The pilot at Biomedical Technology was politically crucial. The pilot was not the success we hoped for. Therefore, instead of starting TOM, a new pilot at Electrical Engineering the next year. Their drop-out rate majorly decreased. So a year later than planned, we started with TOM. The pilots gave insight success factors and pitfalls (open doors). But: it was difficult to transpose.
When TOM started, the University of Twente also created 2 PhD positions to research the effects on TOM:
- Professional development of teachers in module teams (individual perspective)
- Influence of team learning on the module design.
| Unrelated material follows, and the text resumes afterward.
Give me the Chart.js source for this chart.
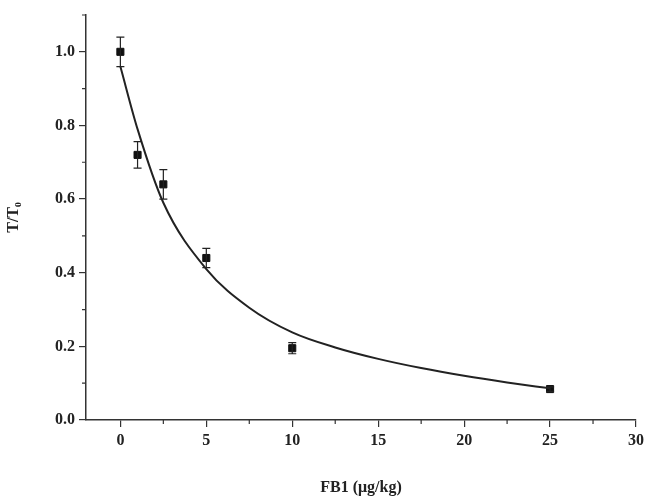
<!DOCTYPE html>
<html>
<head>
<meta charset="utf-8">
<script src="https://cdn.jsdelivr.net/npm/chart.js@4"></script>
<style>
html, body { margin: 0; padding: 0; background: #fff; }
#wrap { width: 660px; height: 501px; }
</style>
</head>
<body>
<div id="wrap"><canvas id="c"></canvas></div>
<script>
// measured points
const doseX = [0, 1, 2.5, 5, 10, 25];
const ratioY = [1.0, 0.72, 0.64, 0.44, 0.195, 0.084];
const errY = [0.04, 0.036, 0.04, 0.026, 0.015, 0.006];

// fitted curve
const fitX = [0, 1, 2.5, 5, 7.5, 10, 12.5, 15, 17.5, 20, 22.5, 25];
const fitY = [0.96, 0.79, 0.59, 0.41, 0.305, 0.238, 0.197, 0.166, 0.141, 0.12, 0.102, 0.086];

const FONT = 'Liberation Serif';

const errorBars = {
  id: 'errorBars',
  afterDatasetsDraw(chart) {
    const {ctx, scales: {x, y}} = chart;
    ctx.save();
    ctx.strokeStyle = '#222';
    ctx.lineWidth = 1.2;
    doseX.forEach((v, i) => {
      const px = x.getPixelForValue(v);
      const top = y.getPixelForValue(ratioY[i] + errY[i]);
      const bot = y.getPixelForValue(ratioY[i] - errY[i]);
      ctx.beginPath();
      ctx.moveTo(px, top); ctx.lineTo(px, bot);
      ctx.moveTo(px - 4, top); ctx.lineTo(px + 4, top);
      ctx.moveTo(px - 4, bot); ctx.lineTo(px + 4, bot);
      ctx.stroke();
    });
    ctx.restore();
  }
};

const minorTicks = {
  id: 'minorTicks',
  afterDraw(chart) {
    const {ctx, scales: {x, y}, chartArea: a} = chart;
    ctx.save();
    ctx.strokeStyle = '#333';
    ctx.lineWidth = 1.2;
    ctx.beginPath();
    for (let v = 2.5; v < 30; v += 5) {
      const px = x.getPixelForValue(v);
      ctx.moveTo(px, a.bottom); ctx.lineTo(px, a.bottom + 4);
    }
    for (let v = 0.1; v < 1.1; v += 0.2) {
      const py = y.getPixelForValue(v);
      ctx.moveTo(a.left, py); ctx.lineTo(a.left - 4, py);
    }
    ctx.stroke();
    ctx.restore();
  }
};

new Chart(document.getElementById('c'), {
  type: 'scatter',
  data: {
    datasets: [{
      type: 'line',
      label: 'fit',
      data: fitX.map((v, i) => ({x: v, y: fitY[i]})),
      borderColor: '#222',
      borderWidth: 2,
      pointRadius: 0,
      cubicInterpolationMode: 'monotone',
      fill: false
    }, {
      label: 'T/T0',
      data: doseX.map((v, i) => ({x: v, y: ratioY[i]})),
      backgroundColor: '#111',
      borderColor: '#111',
      pointStyle: 'rect',
      pointRadius: 5
    }]
  },
  options: {
    responsive: true,
    maintainAspectRatio: false,
    animation: false,
    layout: { padding: { top: 15, right: 24 } },
    plugins: { legend: { display: false }, tooltip: { enabled: false } },
    scales: {
      x: {
        min: -2, max: 30,
        afterBuildTicks: s => { s.ticks = [0, 5, 10, 15, 20, 25, 30].map(v => ({value: v})); },
        afterFit: s => { s.height = 81; },
        border: { color: '#333', width: 1.5 },
        grid: { drawOnChartArea: false, color: '#333', tickLength: 7, lineWidth: 1.2 },
        ticks: { color: '#222', font: { family: FONT, size: 16, weight: 'bold' }, padding: 4 },
        title: { display: true, text: 'FB1 (μg/kg)', color: '#222', font: { family: FONT, size: 16, weight: 'bold' }, padding: { top: 10 } }
      },
      y: {
        min: 0, max: 1.1,
        afterBuildTicks: s => { s.ticks = [0, 0.2, 0.4, 0.6, 0.8, 1.0].map(v => ({value: v})); },
        afterFit: s => { s.width = 86; },
        border: { color: '#333', width: 1.5 },
        grid: { drawOnChartArea: false, color: '#333', tickLength: 7, lineWidth: 1.2 },
        ticks: { color: '#222', font: { family: FONT, size: 16, weight: 'bold' }, padding: 4, callback: v => v.toFixed(1) },
        title: { display: true, text: 'T/T₀', color: '#222', font: { family: FONT, size: 16, weight: 'bold' }, padding: { bottom: 6 } }
      }
    }
  },
  plugins: [errorBars, minorTicks]
});
</script>
</body>
</html>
The first article “Team-Based Professional Development Interventions in Higher Education: A Systematic Review” is published and can be found here: http://journals.sagepub.com/doi/abs/10.3102/0034654317704306
A second article is submitted for publication: Bron, R., Endedijk, M. D., Van Veelen, R., & Veldkamp, B. P. (2017). The joint influence of intra- and inter-team learning processes on team effectiveness: A constructive or destructive combination? Manuscript submitted for publication.
After lunch, a short tour around the campus was made to see TOM in practice. First, the project of module 8 of Industrial Engineering was visited. In a short introduction Roy Damgrave explained that in this module eleven different tools were offered. Student only visited a part of these tools. The project team as a whole should visit all tools. In this way, peer learning occurs. It is also a way to cope with freeriding. After this introduction, the visitors of the seminar could ask the student for their experiences.
Secondly, André de Boer told about his High Tech Human Touch Module in the minor, where students design a concept for an airplane that can drop goods in area's in need of help. Part of this module is a practicum in the 'wind tunnel'. Leandro showed the visitors the wind tunnel and what students investigate here.
After this, the group went back to the DesignLab for a small tour here. The Design Lab is a creative and cross-disciplinary ecosystem at the University of Twente, connecting science and society through design. Faculty and students from all fields work together with companies and governments on societal design challenges of our times, inspired by novel scientific insights.
After the tour, it was time to ask questions to students and experts of different aspects of TOM. Experts were available in the area's of teacher development, Student-Driven Learning, Assessment, Technology Enhanced Learning and Teaching (the use of ICT). It resulted in vividly discussions until the time was up. Luckely, during the drinks & bites, the experts were available to continue the discussions.